I know that there are many such students who do not fit the super smart Asian stereotype and who take school seriously but not to a detrimental extent. This change in attitude and thinking about education may be where future generations of Asian Americans are heading, but until it becomes more common Asian Americans will continue to butt heads with Whites and other non-Asians on educational matters.
It is also worth noting that the model minority stereotype really applies mainly to certain ethnic groups, such as Chinese, Indian, Korean, Japanese and so on. There are in fact many Asian ethnic groups who do not fit such a stereotype at all, such as the many Cambodians who live in Long Beach, CA. In such communities there is poverty, violence and racial discrimination, which prevents them from achieving better lives. Pushing a model minority stereotype onto them is even more damaging because of the lack of understanding and help these communities receive.
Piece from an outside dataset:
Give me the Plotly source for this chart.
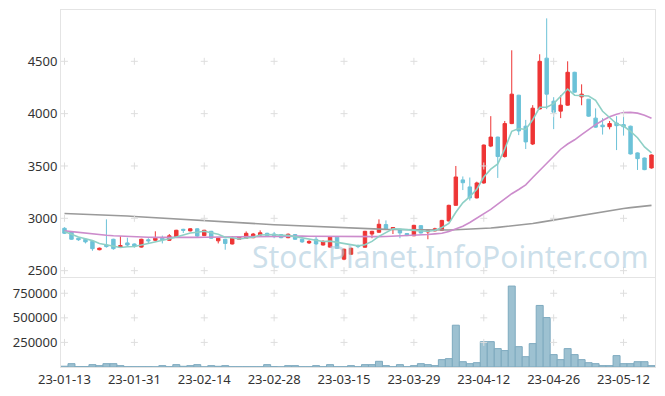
import plotly.graph_objects as go
from plotly.subplots import make_subplots

dates = [
    "23-01-13", "23-01-16", "23-01-17", "23-01-18", "23-01-19", "23-01-20", "23-01-25", "23-01-26", "23-01-27", "23-01-30",
    "23-01-31", "23-02-01", "23-02-02", "23-02-03", "23-02-06", "23-02-07", "23-02-08", "23-02-09", "23-02-10", "23-02-13",
    "23-02-14", "23-02-15", "23-02-16", "23-02-17", "23-02-20", "23-02-21", "23-02-22", "23-02-23", "23-02-24", "23-02-27",
    "23-02-28", "23-03-02", "23-03-03", "23-03-06", "23-03-07", "23-03-08", "23-03-09", "23-03-10", "23-03-13", "23-03-14",
    "23-03-15", "23-03-16", "23-03-17", "23-03-20", "23-03-21", "23-03-22", "23-03-23", "23-03-24", "23-03-27", "23-03-28",
    "23-03-29", "23-03-30", "23-03-31", "23-04-03", "23-04-04", "23-04-05", "23-04-06", "23-04-07", "23-04-10", "23-04-11",
    "23-04-12", "23-04-13", "23-04-14", "23-04-17", "23-04-18", "23-04-19", "23-04-20", "23-04-21", "23-04-24", "23-04-25",
    "23-04-26", "23-04-27", "23-04-28", "23-05-02", "23-05-03", "23-05-04", "23-05-08", "23-05-09", "23-05-10", "23-05-11",
    "23-05-12", "23-05-15", "23-05-16", "23-05-17", "23-05-18",
]

open_ = [
    2905, 2870, 2810, 2800, 2780, 2700, 2745, 2800, 2725, 2765,
    2755, 2725, 2795, 2790, 2810, 2790, 2820, 2895, 2880, 2900,
    2835, 2876, 2785, 2800, 2755, 2800, 2810, 2815, 2840, 2857,
    2850, 2845, 2815, 2845, 2800, 2765, 2800, 2745, 2725, 2820,
    2610, 2657, 2740, 2724, 2850, 2867, 2940, 2900, 2895, 2855,
    2833, 2930, 2870, 2880, 2886, 2975, 3124, 3367, 3300, 3195,
    3338, 3690, 3776, 3590, 3905, 4176, 3880, 3710, 4045, 4530,
    4119, 4024, 4081, 4395, 4160, 4138, 3957, 3890, 3875, 3910,
    3895, 3880, 3625, 3576, 3481,
]
high = [
    2915, 2875, 2815, 2805, 2785, 2720, 2990, 2805, 2830, 2815,
    2760, 2805, 2810, 2876, 2835, 2850, 2890, 2900, 2905, 2905,
    2890, 2880, 2815, 2805, 2830, 2825, 2875, 2860, 2885, 2862,
    2870, 2850, 2855, 2850, 2805, 2790, 2830, 2790, 2830, 2825,
    2710, 2720, 2750, 2880, 2880, 2990, 2980, 2915, 2900, 2860,
    2938, 2935, 2895, 2910, 2985, 3130, 3500, 3400, 3390, 3350,
    3705, 3976, 3780, 3930, 4605, 4180, 3940, 4081, 4567, 4910,
    4157, 4176, 4500, 4400, 4280, 4140, 4050, 3957, 3930, 3976,
    3976, 3885, 3630, 3580, 3610,
]
low = [
    2850, 2795, 2785, 2760, 2690, 2695, 2720, 2700, 2720, 2730,
    2720, 2720, 2760, 2785, 2760, 2785, 2815, 2860, 2875, 2820,
    2830, 2805, 2760, 2700, 2750, 2795, 2805, 2810, 2830, 2830,
    2810, 2810, 2810, 2795, 2765, 2755, 2745, 2740, 2720, 2710,
    2600, 2650, 2715, 2720, 2810, 2860, 2890, 2850, 2810, 2830,
    2830, 2855, 2800, 2875, 2880, 2970, 3120, 3270, 3170, 3190,
    3330, 3680, 3386, 3580, 3900, 3795, 3662, 3700, 4040, 4043,
    3852, 3957, 4075, 4200, 4080, 3970, 3865, 3800, 3850, 3652,
    3790, 3610, 3462, 3460, 3475,
]
close = [
    2857, 2800, 2795, 2775, 2710, 2715, 2730, 2710, 2740, 2745,
    2730, 2800, 2785, 2810, 2795, 2833, 2886, 2885, 2900, 2830,
    2886, 2810, 2810, 2760, 2810, 2820, 2857, 2850, 2862, 2835,
    2825, 2815, 2848, 2800, 2775, 2780, 2755, 2780, 2820, 2714,
    2705, 2714, 2730, 2876, 2876, 2943, 2895, 2912, 2860, 2835,
    2933, 2860, 2890, 2900, 2980, 3124, 3395, 3340, 3195, 3338,
    3700, 3776, 3590, 3905, 4186, 3835, 3730, 4052, 4500, 4186,
    4014, 4081, 4395, 4205, 4186, 3976, 3871, 3875, 3905, 3885,
    3875, 3615, 3570, 3465, 3605,
]

ma5 = [
    2875, 2845, 2822, 2805, 2787, 2759, 2745, 2728, 2721, 2728,
    2731, 2745, 2760, 2774, 2784, 2805, 2822, 2842, 2860, 2867,
    2877, 2862, 2847, 2819, 2815, 2802, 2811, 2819, 2840, 2845,
    2846, 2837, 2837, 2825, 2813, 2804, 2792, 2778, 2782, 2770,
    2755, 2747, 2737, 2748, 2780, 2828, 2864, 2900, 2897, 2889,
    2887, 2880, 2876, 2884, 2913, 2951, 3058, 3148, 3207, 3278,
    3394, 3470, 3520, 3662, 3831, 3858, 3849, 3942, 4061, 4061,
    4096, 4167, 4235, 4176, 4176, 4169, 4127, 4023, 3963, 3902,
    3882, 3831, 3770, 3682, 3626,
]
ma20 = [
    2880, 2872, 2864, 2857, 2850, 2844, 2838, 2833, 2829, 2826,
    2823, 2821, 2819, 2818, 2817, 2816, 2816, 2816, 2817, 2818,
    2819, 2820, 2821, 2822, 2823, 2824, 2826, 2828, 2830, 2831,
    2832, 2832, 2832, 2831, 2830, 2829, 2828, 2827, 2826, 2825,
    2824, 2823, 2822, 2822, 2823, 2825, 2827, 2829, 2831, 2833,
    2836, 2840, 2845, 2851, 2858, 2875, 2900, 2925, 2960, 3000,
    3040, 3085, 3135, 3185, 3235, 3275, 3320, 3390, 3460, 3530,
    3600, 3660, 3710, 3750, 3800, 3850, 3895, 3935, 3970, 3995,
    4010, 4012, 4005, 3985, 3955,
]
ma60 = [
    3046, 3044, 3042, 3040, 3038, 3035, 3032, 3029, 3026, 3022,
    3018, 3014, 3010, 3006, 3002, 2998, 2994, 2990, 2985, 2978,
    2972, 2968, 2964, 2960, 2957, 2954, 2951, 2948, 2945, 2942,
    2939, 2936, 2933, 2930, 2927, 2924, 2921, 2918, 2915, 2911,
    2907, 2904, 2902, 2900, 2898, 2896, 2894, 2893, 2892, 2891,
    2890, 2889, 2888, 2888, 2888, 2889, 2891, 2893, 2896, 2899,
    2903, 2908, 2914, 2920, 2927, 2934, 2942, 2951, 2961, 2972,
    2983, 2995, 3008, 3020, 3032, 3043, 3054, 3064, 3074, 3084,
    3094, 3102, 3110, 3117, 3124,
]
volume = [
    8000, 34000, 4000, 4000, 24000, 14000, 34000, 34000, 14000, 3000,
    3000, 3000, 3000, 2000, 14000, 3000, 24000, 7000, 14000, 24000,
    2000, 14000, 7000, 14000, 3000, 3000, 3000, 3000, 3000, 24000,
    4000, 2000, 14000, 14000, 3000, 3000, 14000, 3000, 24000, 3000,
    3000, 14000, 3000, 24000, 24000, 58000, 14000, 3000, 24000, 3000,
    14000, 34000, 24000, 14000, 75000, 85000, 425000, 54000, 34000, 44000,
    258000, 258000, 187000, 167000, 823000, 207000, 105000, 238000, 626000, 503000,
    126000, 75000, 187000, 126000, 75000, 44000, 34000, 14000, 14000, 116000,
    34000, 34000, 54000, 54000, 14000,
]

price_ticks = [2500, 3000, 3500, 4000, 4500]
vol_ticks = [250000, 500000, 750000]
x_ticks = dates[::10]

RED = "#ee3535"
BLUE = "#6cc2d8"
FONT = "Noto Sans"

fig = make_subplots(rows=2, cols=1, shared_xaxes=True, vertical_spacing=0.003,
                    row_heights=[0.75, 0.25])

fig.add_trace(go.Scatter(x=dates, y=ma60, mode="lines", hoverinfo="skip",
                         line=dict(color="#9a9a9a", width=1.6)), row=1, col=1)
fig.add_trace(go.Scatter(x=dates, y=ma20, mode="lines", hoverinfo="skip",
                         line=dict(color="#cc8ccc", width=1.6)), row=1, col=1)
fig.add_trace(go.Scatter(x=dates, y=ma5, mode="lines", hoverinfo="skip",
                         line=dict(color="#8ed0c6", width=1.6)), row=1, col=1)

fig.add_trace(go.Candlestick(
    x=dates, open=open_, high=high, low=low, close=close,
    increasing=dict(line=dict(color=RED, width=1), fillcolor=RED),
    decreasing=dict(line=dict(color=BLUE, width=1), fillcolor=BLUE),
    whiskerwidth=0,
), row=1, col=1)

fig.add_trace(go.Bar(x=dates, y=volume, width=1.0,
                     marker=dict(color="#9dc1d1", line=dict(color="#7eaabf", width=1))),
              row=2, col=1)

# grid "+" markers at tick intersections
gx = [d for d in x_ticks for _ in price_ticks]
gy = [v for _ in x_ticks for v in price_ticks]
fig.add_trace(go.Scatter(x=gx, y=gy, mode="markers", hoverinfo="skip",
                         marker=dict(symbol="cross-thin", size=5,
                                     line=dict(color="#dedede", width=1))),
              row=1, col=1)
vx = [d for d in x_ticks for _ in vol_ticks]
vy = [v for _ in x_ticks for v in vol_ticks]
fig.add_trace(go.Scatter(x=vx, y=vy, mode="markers", hoverinfo="skip",
                         marker=dict(symbol="cross-thin", size=5,
                                     line=dict(color="#dedede", width=1))),
              row=2, col=1)

fig.add_annotation(text="StockPlanet.InfoPointer.com", xref="paper", yref="paper",
                   x=0.655, y=0.31, xanchor="center", yanchor="middle", showarrow=False,
                   font=dict(family=FONT, size=30, color="rgba(170,202,220,0.6)"))

axis_common = dict(showgrid=False, zeroline=False, showline=True, linecolor="#e4e4e4",
                   linewidth=1, mirror=True, automargin=False,
                   tickfont=dict(family=FONT, size=13, color="#333"))

fig.update_xaxes(type="category", categoryorder="array", categoryarray=dates,
                 range=[-0.5, len(dates) - 0.5], tickvals=x_ticks, tickangle=0,
                 ticks="", rangeslider=dict(visible=False), **axis_common)
fig.update_xaxes(showticklabels=False, row=1, col=1)
fig.update_yaxes(range=[2440, 4990], tickvals=price_ticks, ticks="", row=1, col=1, **axis_common)
fig.update_yaxes(range=[0, 905000], tickvals=vol_ticks, tickformat="d", ticks="",
                 row=2, col=1, **axis_common)

fig.update_layout(width=665, height=396, margin=dict(l=61, r=10, t=10, b=29),
                  paper_bgcolor="white", plot_bgcolor="white", showlegend=False,
                  font=dict(family=FONT, size=13, color="#333"))

fig.write_html("out.html", config={"displayModeBar": False},
               post_script="document.body.style.margin='0';document.body.style.overflow='hidden';")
Not only do we need to let go of the model minority myth, but we also need to acknowledge the differences within the Asian American community, so that we can address specific issues within these different communities, including unique issues facing mixed-Asian people.
While my situation shows an opposite of what one would expect with an Asian immigrant parent, it would be interesting to see what the educational influences of other mixed-Asian families is like and whether race and culture determines such factors or not. Perhaps this will become a more prominent issue as the biracial community continues to grow and receives recognition.